> _DATA ROWS_:
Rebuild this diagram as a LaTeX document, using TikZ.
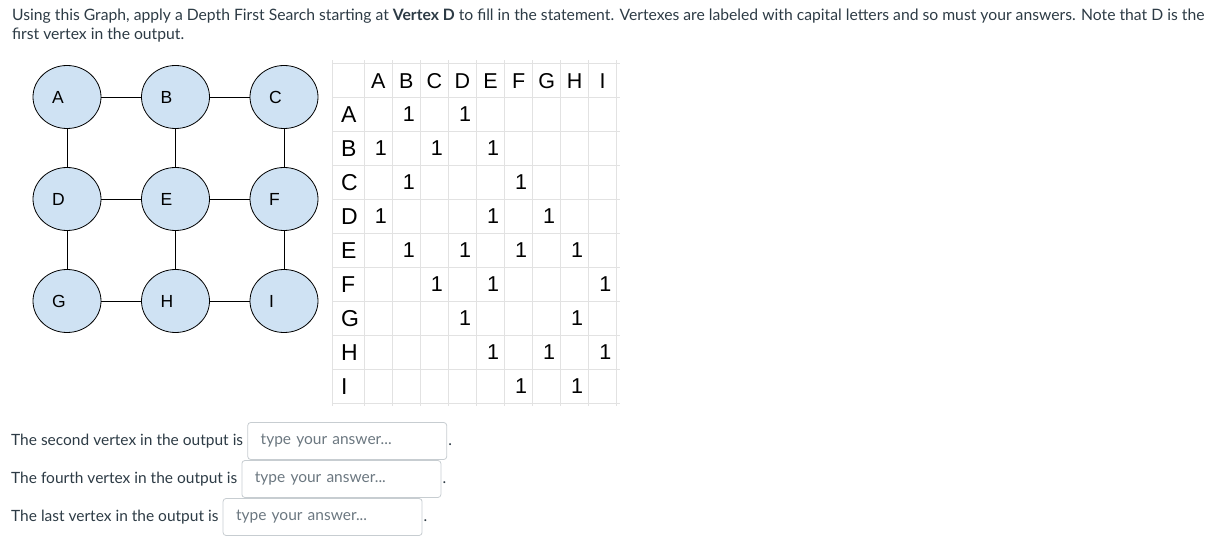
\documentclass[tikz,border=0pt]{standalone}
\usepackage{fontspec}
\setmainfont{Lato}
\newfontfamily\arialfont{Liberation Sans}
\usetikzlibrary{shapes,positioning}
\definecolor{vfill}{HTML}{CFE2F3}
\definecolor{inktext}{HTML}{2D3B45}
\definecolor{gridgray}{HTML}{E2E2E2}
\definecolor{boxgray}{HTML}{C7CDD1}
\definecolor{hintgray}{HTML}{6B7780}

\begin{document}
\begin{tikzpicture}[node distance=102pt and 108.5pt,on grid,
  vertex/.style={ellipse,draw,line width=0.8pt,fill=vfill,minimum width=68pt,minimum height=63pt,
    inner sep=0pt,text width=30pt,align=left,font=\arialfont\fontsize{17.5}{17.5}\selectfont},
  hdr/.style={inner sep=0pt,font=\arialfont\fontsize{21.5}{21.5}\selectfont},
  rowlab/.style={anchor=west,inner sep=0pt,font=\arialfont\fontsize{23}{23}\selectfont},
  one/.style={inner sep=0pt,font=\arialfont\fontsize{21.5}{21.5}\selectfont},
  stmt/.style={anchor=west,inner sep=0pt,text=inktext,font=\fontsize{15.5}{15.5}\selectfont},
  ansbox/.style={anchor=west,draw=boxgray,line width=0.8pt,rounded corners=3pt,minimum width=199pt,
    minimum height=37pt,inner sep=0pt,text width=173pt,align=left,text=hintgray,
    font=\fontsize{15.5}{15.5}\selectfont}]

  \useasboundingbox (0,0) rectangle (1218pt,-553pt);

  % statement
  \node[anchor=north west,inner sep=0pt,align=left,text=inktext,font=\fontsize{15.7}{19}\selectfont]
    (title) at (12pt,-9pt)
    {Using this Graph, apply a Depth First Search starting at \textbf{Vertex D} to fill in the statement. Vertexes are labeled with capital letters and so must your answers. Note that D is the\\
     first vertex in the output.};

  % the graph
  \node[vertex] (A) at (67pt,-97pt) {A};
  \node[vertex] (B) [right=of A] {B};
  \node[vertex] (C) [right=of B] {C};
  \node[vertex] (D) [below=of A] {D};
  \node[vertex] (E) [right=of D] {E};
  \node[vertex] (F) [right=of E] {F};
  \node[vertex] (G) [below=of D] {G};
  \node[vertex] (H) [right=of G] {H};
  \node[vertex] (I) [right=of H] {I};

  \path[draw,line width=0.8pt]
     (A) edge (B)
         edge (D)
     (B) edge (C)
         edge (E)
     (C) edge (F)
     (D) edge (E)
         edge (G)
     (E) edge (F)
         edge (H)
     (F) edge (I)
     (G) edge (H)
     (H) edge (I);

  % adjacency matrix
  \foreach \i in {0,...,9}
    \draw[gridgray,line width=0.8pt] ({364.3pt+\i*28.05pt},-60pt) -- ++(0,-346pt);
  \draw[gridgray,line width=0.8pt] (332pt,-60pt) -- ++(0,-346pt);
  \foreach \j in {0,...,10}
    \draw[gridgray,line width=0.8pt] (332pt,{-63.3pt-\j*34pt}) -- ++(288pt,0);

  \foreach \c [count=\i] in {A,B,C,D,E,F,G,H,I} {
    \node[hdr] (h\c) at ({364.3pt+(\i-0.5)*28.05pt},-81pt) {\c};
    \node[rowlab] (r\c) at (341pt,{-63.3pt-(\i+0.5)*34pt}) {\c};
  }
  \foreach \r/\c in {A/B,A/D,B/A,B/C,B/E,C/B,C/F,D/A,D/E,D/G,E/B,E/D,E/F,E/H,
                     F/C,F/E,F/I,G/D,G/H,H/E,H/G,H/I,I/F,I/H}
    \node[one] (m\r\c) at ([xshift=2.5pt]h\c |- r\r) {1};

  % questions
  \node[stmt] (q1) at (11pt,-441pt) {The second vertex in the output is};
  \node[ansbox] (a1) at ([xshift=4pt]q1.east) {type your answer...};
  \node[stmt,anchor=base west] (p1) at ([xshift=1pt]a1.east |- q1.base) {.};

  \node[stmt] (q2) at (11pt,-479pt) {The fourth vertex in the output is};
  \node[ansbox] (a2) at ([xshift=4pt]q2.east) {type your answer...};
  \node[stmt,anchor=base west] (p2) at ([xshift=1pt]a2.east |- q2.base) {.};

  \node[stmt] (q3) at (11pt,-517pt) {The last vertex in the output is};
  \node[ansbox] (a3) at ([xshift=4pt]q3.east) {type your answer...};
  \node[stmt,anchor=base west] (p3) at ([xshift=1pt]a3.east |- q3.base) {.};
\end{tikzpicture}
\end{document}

---

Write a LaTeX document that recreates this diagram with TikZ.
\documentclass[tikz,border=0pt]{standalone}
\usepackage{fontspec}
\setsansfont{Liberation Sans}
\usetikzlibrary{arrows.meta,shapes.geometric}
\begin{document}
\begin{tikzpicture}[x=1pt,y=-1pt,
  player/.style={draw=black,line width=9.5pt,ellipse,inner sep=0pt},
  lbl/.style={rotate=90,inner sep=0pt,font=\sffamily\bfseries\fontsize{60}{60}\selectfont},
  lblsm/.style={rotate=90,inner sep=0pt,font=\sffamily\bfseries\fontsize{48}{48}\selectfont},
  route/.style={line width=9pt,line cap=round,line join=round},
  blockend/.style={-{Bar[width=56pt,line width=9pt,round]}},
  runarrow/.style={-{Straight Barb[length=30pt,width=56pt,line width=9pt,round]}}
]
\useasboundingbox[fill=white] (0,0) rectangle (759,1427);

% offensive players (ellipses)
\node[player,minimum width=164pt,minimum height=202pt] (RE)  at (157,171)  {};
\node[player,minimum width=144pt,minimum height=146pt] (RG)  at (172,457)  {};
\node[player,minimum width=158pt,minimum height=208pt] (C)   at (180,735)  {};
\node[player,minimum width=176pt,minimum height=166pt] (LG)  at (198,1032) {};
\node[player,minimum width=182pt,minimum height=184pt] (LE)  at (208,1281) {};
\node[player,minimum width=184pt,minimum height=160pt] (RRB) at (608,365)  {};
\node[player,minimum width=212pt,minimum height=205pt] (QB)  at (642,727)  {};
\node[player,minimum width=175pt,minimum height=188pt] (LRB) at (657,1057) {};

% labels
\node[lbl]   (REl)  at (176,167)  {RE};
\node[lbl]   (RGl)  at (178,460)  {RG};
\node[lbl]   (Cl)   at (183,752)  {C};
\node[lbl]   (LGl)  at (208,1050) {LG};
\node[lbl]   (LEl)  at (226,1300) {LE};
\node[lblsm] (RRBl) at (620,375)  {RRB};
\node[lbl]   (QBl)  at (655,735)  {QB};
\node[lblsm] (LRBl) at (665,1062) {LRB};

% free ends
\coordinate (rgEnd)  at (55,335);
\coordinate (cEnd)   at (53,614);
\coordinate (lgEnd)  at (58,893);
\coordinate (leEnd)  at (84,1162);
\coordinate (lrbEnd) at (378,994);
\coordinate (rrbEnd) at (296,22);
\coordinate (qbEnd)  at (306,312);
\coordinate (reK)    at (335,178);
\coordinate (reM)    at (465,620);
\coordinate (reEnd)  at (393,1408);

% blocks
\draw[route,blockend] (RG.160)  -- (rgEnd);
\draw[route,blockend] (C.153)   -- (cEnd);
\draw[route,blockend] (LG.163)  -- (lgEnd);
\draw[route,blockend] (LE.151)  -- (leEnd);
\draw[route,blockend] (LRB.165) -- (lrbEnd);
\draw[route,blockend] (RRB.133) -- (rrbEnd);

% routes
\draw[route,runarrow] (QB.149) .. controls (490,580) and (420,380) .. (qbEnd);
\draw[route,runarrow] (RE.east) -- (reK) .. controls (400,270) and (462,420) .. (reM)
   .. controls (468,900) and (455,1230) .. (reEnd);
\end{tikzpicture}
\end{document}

---

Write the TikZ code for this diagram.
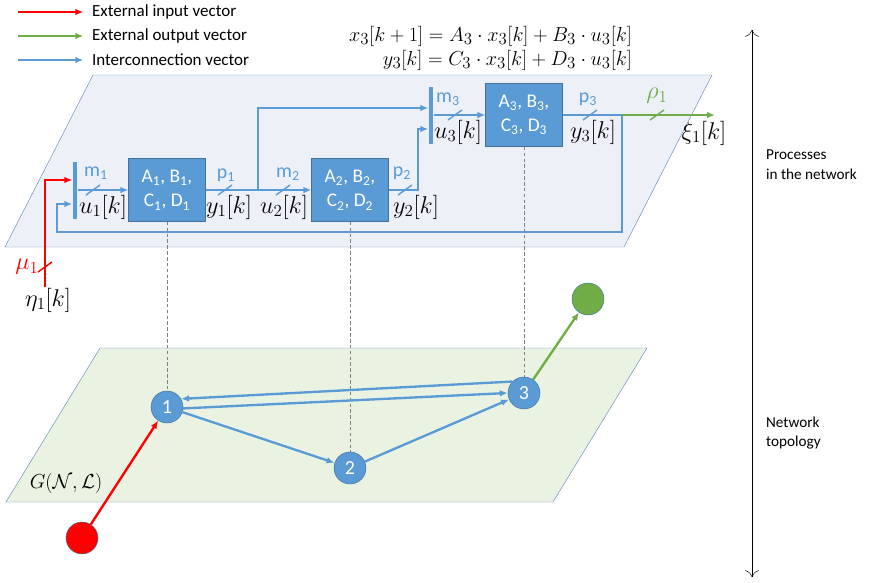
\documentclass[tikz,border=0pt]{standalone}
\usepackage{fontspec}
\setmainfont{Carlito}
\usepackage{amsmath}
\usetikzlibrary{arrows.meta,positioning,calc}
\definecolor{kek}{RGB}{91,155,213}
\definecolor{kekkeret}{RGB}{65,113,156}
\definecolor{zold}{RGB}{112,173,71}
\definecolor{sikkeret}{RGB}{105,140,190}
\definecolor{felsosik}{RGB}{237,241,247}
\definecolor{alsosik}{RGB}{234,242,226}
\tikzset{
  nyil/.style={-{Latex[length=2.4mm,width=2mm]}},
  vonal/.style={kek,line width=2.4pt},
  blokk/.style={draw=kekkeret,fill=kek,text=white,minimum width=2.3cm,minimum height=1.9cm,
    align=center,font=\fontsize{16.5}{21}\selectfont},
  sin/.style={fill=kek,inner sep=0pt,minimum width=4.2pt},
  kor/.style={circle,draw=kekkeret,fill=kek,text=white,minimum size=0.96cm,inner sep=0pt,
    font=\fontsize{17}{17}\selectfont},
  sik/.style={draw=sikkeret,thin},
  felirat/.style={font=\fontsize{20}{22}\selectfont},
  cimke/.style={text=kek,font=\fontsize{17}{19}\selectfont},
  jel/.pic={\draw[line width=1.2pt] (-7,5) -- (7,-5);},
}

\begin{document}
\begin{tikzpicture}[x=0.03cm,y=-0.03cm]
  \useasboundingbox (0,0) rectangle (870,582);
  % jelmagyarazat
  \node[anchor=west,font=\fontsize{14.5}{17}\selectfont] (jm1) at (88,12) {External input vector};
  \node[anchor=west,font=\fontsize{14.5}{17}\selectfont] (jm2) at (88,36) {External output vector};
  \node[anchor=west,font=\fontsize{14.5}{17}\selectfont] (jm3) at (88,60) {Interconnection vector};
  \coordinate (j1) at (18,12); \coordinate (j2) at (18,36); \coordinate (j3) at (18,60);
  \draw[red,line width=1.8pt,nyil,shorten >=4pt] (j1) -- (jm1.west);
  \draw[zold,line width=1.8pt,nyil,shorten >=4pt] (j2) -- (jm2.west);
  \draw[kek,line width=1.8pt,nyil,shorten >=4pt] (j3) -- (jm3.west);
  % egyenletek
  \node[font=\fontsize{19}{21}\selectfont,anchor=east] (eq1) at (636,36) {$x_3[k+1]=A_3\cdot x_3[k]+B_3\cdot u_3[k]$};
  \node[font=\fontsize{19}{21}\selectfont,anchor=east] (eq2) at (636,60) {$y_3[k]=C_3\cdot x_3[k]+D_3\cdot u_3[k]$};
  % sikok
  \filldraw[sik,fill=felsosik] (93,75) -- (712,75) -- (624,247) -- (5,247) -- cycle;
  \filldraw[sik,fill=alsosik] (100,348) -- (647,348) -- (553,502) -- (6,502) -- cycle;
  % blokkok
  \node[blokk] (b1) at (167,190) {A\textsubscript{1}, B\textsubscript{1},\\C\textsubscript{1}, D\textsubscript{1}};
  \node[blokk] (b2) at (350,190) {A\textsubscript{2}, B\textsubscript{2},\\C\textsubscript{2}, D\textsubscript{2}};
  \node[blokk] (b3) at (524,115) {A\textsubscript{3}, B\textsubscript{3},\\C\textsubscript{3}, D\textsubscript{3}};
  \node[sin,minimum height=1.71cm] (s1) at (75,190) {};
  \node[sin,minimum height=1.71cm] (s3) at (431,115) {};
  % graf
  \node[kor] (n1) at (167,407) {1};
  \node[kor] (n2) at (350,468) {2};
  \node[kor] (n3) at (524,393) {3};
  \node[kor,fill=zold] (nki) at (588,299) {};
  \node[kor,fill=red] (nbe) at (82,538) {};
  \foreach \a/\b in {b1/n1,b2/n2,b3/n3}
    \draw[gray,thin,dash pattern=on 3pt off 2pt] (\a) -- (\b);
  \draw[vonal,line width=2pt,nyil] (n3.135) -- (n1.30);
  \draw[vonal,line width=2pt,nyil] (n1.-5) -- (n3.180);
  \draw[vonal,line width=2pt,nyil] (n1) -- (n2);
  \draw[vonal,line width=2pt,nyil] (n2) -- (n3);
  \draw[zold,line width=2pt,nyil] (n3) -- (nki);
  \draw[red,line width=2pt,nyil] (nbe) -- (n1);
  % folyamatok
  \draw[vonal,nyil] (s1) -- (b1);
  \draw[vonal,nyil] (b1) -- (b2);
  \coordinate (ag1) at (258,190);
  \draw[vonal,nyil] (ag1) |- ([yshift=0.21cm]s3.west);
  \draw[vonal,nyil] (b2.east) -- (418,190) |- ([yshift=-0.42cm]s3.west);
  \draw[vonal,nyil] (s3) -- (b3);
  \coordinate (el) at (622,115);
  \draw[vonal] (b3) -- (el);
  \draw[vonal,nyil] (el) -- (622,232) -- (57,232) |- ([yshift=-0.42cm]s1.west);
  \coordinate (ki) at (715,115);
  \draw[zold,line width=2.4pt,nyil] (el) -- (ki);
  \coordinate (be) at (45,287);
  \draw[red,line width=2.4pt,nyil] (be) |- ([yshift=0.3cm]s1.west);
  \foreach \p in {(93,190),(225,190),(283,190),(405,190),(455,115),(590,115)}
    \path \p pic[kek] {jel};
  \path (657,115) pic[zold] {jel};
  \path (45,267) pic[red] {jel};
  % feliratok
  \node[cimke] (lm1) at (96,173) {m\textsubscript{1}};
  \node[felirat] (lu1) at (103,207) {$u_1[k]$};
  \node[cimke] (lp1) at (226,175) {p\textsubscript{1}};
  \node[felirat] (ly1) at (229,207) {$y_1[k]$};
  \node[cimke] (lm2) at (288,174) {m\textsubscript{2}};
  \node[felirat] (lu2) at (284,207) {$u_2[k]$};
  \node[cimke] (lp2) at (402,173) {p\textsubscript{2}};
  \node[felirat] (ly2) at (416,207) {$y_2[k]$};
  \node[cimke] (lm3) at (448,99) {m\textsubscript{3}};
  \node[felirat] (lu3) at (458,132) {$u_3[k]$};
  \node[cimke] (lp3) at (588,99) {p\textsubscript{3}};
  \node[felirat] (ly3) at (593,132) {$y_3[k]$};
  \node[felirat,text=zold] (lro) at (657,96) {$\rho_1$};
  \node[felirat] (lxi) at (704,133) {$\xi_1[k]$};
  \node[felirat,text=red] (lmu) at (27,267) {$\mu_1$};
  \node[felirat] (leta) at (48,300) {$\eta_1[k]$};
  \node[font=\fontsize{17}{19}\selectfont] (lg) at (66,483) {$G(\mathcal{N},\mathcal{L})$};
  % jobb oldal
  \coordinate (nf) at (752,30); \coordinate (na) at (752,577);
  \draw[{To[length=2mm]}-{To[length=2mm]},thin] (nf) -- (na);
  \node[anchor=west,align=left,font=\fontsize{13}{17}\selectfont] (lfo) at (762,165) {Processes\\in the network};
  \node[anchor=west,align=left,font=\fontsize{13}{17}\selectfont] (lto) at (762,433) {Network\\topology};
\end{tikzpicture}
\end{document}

> _INSTRUCTIONS FOR THE TASK_:
Find the string "diagram" in the listing and return every line that holds it.

> _ANSWER TO THE PROBLEM_:
Rebuild this diagram as a LaTeX document, using TikZ.
Write a LaTeX document that recreates this diagram with TikZ.
Write the TikZ code for this diagram.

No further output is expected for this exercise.